> [WHAT YOU NEED TO DO]: From the listing that follows, reproduce only the lines from the one holding "Output the Python" through the one holding "ax.set_facecolor('#f0f0f0')", both included, with no pictures.
** Begin RECORDS **
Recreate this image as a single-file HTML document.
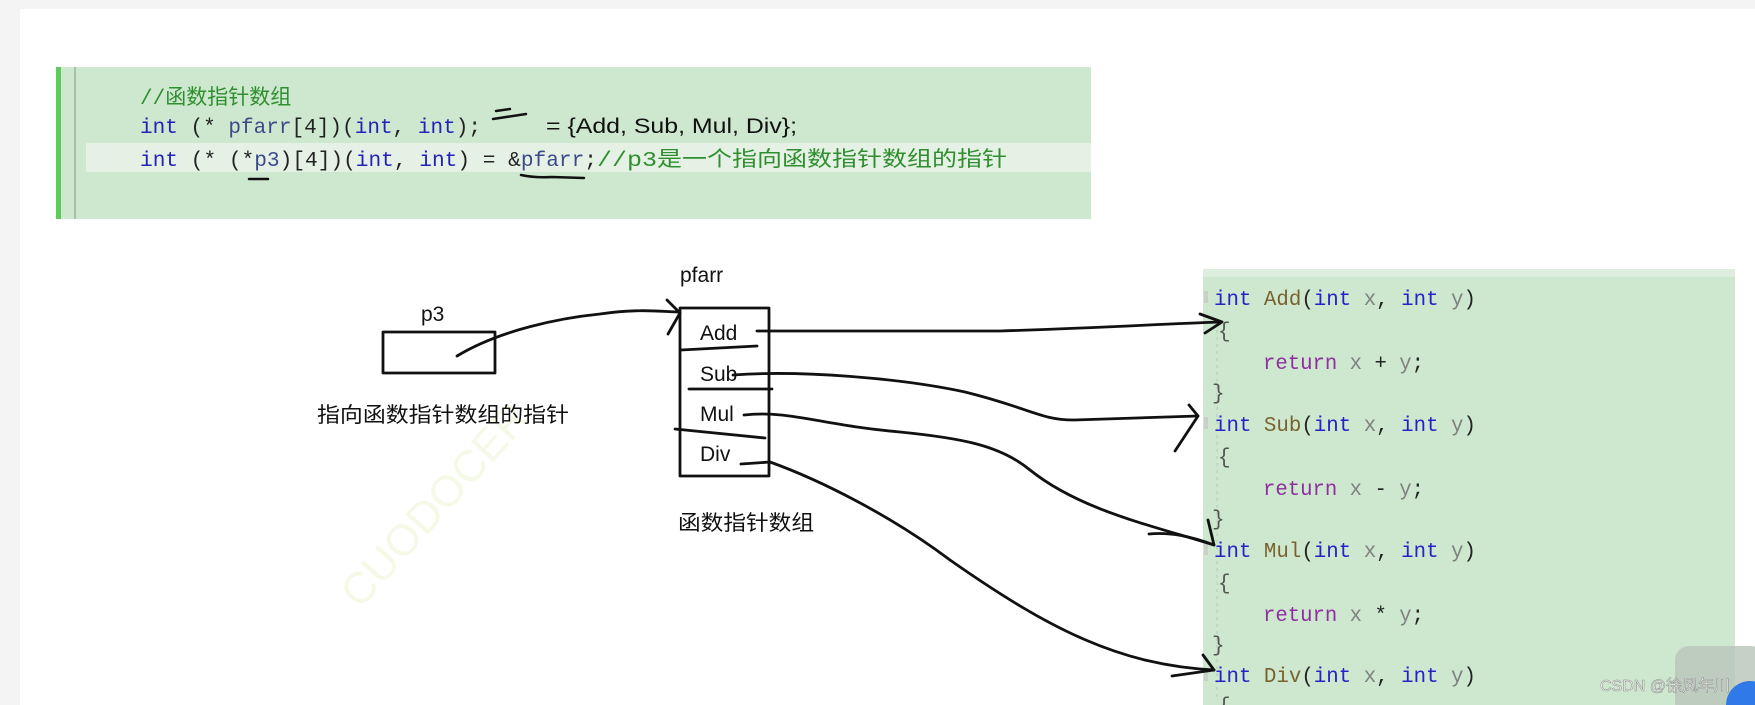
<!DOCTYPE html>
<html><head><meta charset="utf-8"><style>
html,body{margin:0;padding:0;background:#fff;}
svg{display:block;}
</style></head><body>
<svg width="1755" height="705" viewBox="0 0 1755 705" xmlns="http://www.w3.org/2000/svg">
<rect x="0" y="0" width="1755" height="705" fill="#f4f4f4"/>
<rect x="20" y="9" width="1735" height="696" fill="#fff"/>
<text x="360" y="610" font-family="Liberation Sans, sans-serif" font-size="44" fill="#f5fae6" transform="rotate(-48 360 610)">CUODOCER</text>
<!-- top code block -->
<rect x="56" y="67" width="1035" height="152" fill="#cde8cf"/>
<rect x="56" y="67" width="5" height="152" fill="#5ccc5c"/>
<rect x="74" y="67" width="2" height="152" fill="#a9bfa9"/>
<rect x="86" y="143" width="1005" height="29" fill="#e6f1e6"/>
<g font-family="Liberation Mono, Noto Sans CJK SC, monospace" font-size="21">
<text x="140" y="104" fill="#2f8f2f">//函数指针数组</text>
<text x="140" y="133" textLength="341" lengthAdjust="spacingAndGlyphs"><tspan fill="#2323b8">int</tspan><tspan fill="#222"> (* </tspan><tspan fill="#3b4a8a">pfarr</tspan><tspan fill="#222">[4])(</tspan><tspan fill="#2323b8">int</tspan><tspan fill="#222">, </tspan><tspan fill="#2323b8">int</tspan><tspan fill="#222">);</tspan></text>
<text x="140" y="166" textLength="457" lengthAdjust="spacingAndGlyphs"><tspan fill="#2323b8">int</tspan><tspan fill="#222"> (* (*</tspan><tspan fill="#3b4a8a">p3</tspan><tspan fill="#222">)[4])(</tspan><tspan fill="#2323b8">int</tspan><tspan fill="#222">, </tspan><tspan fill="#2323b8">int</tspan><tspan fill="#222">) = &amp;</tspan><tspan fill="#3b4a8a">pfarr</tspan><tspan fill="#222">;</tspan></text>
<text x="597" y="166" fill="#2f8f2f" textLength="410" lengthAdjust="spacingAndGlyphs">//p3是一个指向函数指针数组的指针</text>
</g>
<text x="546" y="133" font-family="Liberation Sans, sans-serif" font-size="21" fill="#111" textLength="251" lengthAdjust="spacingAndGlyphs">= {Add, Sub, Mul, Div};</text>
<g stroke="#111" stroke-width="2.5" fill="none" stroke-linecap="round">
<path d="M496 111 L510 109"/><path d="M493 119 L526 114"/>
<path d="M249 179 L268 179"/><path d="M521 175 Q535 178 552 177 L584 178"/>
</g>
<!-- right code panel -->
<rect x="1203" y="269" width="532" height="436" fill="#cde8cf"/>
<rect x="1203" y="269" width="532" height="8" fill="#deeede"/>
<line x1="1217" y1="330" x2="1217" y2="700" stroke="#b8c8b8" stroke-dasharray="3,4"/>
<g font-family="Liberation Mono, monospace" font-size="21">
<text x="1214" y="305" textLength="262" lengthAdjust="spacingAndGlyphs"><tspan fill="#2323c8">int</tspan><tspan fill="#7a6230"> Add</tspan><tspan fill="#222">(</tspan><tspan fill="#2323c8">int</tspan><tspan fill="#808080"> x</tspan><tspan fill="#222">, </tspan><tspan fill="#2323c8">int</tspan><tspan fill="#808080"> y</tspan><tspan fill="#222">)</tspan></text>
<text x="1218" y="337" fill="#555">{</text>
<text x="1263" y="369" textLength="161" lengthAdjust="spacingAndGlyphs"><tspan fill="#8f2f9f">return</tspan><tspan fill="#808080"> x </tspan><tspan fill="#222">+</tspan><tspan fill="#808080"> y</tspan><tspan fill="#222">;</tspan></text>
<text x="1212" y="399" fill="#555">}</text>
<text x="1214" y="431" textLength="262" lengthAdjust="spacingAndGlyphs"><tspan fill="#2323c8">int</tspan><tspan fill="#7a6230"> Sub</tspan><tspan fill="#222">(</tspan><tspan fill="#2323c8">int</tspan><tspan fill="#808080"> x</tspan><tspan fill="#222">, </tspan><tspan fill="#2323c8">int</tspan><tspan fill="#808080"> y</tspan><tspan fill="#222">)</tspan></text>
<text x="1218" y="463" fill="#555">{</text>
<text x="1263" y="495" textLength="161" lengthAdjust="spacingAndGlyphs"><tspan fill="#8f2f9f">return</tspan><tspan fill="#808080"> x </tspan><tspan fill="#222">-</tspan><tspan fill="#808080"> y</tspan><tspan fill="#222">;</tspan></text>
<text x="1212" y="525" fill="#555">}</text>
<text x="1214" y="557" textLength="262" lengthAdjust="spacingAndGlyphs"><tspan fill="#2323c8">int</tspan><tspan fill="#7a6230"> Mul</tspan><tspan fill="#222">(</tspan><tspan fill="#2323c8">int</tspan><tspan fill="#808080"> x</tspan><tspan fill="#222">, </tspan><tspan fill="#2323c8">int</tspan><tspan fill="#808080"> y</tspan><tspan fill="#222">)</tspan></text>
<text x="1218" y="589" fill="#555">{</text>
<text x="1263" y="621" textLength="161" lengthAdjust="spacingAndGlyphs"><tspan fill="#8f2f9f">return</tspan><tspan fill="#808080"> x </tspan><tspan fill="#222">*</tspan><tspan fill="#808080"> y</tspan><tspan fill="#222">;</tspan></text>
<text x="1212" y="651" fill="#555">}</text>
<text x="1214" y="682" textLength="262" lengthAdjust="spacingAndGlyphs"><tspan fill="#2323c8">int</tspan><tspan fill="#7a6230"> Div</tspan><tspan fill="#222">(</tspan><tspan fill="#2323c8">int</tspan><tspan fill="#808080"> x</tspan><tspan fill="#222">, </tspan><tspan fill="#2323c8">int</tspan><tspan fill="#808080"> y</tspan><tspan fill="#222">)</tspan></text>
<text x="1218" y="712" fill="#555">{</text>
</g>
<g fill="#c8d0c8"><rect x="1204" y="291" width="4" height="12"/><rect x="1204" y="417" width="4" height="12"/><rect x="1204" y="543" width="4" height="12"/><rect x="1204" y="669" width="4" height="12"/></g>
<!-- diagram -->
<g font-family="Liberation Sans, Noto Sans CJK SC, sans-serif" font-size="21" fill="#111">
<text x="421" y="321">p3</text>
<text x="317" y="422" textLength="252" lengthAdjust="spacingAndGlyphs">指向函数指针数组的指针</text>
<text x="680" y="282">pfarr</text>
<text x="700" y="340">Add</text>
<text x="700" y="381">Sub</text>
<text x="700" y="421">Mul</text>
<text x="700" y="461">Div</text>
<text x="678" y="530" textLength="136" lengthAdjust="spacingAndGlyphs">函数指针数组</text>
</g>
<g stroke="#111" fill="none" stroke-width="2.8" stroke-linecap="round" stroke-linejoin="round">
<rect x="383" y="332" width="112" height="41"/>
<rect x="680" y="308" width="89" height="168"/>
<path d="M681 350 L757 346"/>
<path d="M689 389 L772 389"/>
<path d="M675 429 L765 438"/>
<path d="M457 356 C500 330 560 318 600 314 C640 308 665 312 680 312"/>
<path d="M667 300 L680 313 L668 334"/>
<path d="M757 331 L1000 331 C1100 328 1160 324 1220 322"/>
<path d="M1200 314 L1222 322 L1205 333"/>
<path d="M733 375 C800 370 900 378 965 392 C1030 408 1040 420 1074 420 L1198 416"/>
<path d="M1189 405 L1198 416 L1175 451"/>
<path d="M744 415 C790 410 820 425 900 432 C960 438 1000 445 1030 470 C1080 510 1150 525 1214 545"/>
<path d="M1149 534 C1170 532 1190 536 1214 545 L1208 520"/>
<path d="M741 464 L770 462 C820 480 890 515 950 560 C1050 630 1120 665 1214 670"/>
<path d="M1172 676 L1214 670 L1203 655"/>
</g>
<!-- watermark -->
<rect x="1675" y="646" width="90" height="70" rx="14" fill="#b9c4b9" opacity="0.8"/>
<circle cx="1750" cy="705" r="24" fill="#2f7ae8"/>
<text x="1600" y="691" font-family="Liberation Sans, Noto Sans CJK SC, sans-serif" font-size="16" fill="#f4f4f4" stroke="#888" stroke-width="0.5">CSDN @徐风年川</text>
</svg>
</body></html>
** End RECORDS **
** Begin RECORDS **
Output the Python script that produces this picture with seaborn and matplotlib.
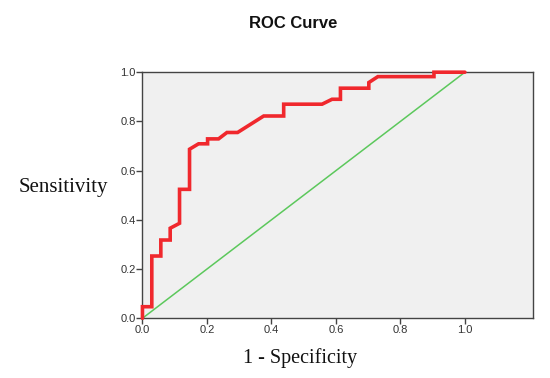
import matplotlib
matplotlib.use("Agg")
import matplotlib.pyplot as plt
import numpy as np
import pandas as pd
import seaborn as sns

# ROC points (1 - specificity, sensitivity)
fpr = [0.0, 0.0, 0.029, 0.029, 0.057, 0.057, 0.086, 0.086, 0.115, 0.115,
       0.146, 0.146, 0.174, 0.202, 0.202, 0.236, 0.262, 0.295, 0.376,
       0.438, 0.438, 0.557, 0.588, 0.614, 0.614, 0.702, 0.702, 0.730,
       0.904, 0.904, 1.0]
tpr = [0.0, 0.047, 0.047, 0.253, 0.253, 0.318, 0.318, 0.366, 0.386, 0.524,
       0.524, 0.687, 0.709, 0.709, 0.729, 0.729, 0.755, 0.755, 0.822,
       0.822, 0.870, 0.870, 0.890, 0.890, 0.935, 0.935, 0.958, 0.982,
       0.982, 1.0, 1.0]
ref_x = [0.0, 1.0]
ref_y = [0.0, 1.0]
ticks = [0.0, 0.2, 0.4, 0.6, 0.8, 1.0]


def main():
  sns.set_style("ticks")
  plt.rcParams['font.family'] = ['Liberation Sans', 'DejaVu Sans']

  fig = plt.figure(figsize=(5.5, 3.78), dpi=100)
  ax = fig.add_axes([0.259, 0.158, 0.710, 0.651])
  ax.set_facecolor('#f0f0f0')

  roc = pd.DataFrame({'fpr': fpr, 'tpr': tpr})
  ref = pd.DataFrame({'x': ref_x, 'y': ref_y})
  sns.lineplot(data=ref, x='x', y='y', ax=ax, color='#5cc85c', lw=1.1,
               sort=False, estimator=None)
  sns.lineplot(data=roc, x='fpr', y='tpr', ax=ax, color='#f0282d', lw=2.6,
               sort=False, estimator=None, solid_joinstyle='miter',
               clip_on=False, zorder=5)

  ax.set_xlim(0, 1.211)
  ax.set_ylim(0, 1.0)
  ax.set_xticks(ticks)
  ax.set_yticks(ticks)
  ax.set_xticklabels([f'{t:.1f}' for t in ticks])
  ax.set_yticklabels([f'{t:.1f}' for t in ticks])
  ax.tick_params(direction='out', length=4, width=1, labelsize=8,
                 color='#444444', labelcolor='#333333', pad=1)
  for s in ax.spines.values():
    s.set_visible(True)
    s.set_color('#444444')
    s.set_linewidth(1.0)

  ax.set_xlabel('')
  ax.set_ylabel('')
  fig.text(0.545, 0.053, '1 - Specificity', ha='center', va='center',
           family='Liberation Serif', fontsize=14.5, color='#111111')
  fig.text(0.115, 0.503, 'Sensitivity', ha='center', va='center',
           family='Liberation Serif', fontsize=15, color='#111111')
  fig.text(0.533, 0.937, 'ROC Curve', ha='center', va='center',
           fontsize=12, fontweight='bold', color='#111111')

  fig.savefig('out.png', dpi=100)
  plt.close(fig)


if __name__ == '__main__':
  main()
** End RECORDS **
** Begin RECORDS **
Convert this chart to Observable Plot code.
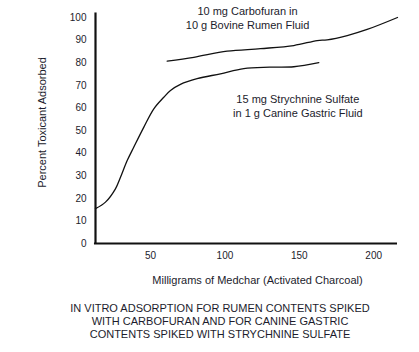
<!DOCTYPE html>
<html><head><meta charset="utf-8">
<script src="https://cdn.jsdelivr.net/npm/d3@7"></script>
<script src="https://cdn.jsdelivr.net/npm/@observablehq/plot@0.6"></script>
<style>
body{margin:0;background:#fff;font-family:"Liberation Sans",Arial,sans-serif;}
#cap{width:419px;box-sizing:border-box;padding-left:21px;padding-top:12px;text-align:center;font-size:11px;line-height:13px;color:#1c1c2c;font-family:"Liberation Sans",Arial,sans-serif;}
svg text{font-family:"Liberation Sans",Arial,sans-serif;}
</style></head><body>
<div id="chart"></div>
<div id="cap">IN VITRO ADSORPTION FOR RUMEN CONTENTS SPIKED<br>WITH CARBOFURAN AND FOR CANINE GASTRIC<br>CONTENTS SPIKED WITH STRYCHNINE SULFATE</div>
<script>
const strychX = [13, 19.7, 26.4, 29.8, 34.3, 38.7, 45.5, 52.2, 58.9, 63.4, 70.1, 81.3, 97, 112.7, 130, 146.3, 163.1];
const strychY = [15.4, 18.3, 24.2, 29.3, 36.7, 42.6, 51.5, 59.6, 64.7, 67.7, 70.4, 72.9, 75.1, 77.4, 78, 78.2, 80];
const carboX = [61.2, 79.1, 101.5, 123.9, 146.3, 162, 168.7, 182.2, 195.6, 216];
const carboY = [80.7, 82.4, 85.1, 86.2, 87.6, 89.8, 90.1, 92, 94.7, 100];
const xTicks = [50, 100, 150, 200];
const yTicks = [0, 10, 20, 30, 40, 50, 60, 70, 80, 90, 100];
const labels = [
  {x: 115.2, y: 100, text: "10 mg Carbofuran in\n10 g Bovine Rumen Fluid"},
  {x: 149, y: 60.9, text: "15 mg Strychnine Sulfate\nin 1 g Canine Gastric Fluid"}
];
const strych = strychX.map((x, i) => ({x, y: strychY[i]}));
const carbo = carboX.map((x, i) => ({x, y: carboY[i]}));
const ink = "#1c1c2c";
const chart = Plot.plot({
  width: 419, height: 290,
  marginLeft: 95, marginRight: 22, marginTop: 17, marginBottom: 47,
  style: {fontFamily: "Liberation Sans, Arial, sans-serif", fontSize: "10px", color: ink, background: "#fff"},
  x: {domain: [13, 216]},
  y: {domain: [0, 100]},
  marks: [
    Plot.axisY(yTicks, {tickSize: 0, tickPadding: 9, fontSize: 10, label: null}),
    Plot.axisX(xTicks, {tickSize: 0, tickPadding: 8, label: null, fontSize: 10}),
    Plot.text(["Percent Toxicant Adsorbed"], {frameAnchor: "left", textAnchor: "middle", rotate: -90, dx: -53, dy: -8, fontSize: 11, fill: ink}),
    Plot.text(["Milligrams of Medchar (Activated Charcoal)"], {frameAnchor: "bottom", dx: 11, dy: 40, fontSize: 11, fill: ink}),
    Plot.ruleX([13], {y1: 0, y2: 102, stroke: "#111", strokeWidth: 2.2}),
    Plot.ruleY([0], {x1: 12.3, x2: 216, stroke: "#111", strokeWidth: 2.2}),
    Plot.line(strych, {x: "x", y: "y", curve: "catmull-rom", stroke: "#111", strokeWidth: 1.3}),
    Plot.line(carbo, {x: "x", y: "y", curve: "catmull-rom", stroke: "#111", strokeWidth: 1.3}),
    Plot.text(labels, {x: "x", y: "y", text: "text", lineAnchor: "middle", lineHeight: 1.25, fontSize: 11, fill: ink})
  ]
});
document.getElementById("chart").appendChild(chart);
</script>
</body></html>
** End RECORDS **
> [SOLUTION FOR THIS EXERCISE]:
Output the Python script that produces this picture with seaborn and matplotlib.
import matplotlib
matplotlib.use("Agg")
import matplotlib.pyplot as plt
import numpy as np
import pandas as pd
import seaborn as sns

# ROC points (1 - specificity, sensitivity)
fpr = [0.0, 0.0, 0.029, 0.029, 0.057, 0.057, 0.086, 0.086, 0.115, 0.115,
       0.146, 0.146, 0.174, 0.202, 0.202, 0.236, 0.262, 0.295, 0.376,
       0.438, 0.438, 0.557, 0.588, 0.614, 0.614, 0.702, 0.702, 0.730,
       0.904, 0.904, 1.0]
tpr = [0.0, 0.047, 0.047, 0.253, 0.253, 0.318, 0.318, 0.366, 0.386, 0.524,
       0.524, 0.687, 0.709, 0.709, 0.729, 0.729, 0.755, 0.755, 0.822,
       0.822, 0.870, 0.870, 0.890, 0.890, 0.935, 0.935, 0.958, 0.982,
       0.982, 1.0, 1.0]
ref_x = [0.0, 1.0]
ref_y = [0.0, 1.0]
ticks = [0.0, 0.2, 0.4, 0.6, 0.8, 1.0]


def main():
  sns.set_style("ticks")
  plt.rcParams['font.family'] = ['Liberation Sans', 'DejaVu Sans']

  fig = plt.figure(figsize=(5.5, 3.78), dpi=100)
  ax = fig.add_axes([0.259, 0.158, 0.710, 0.651])
  ax.set_facecolor('#f0f0f0')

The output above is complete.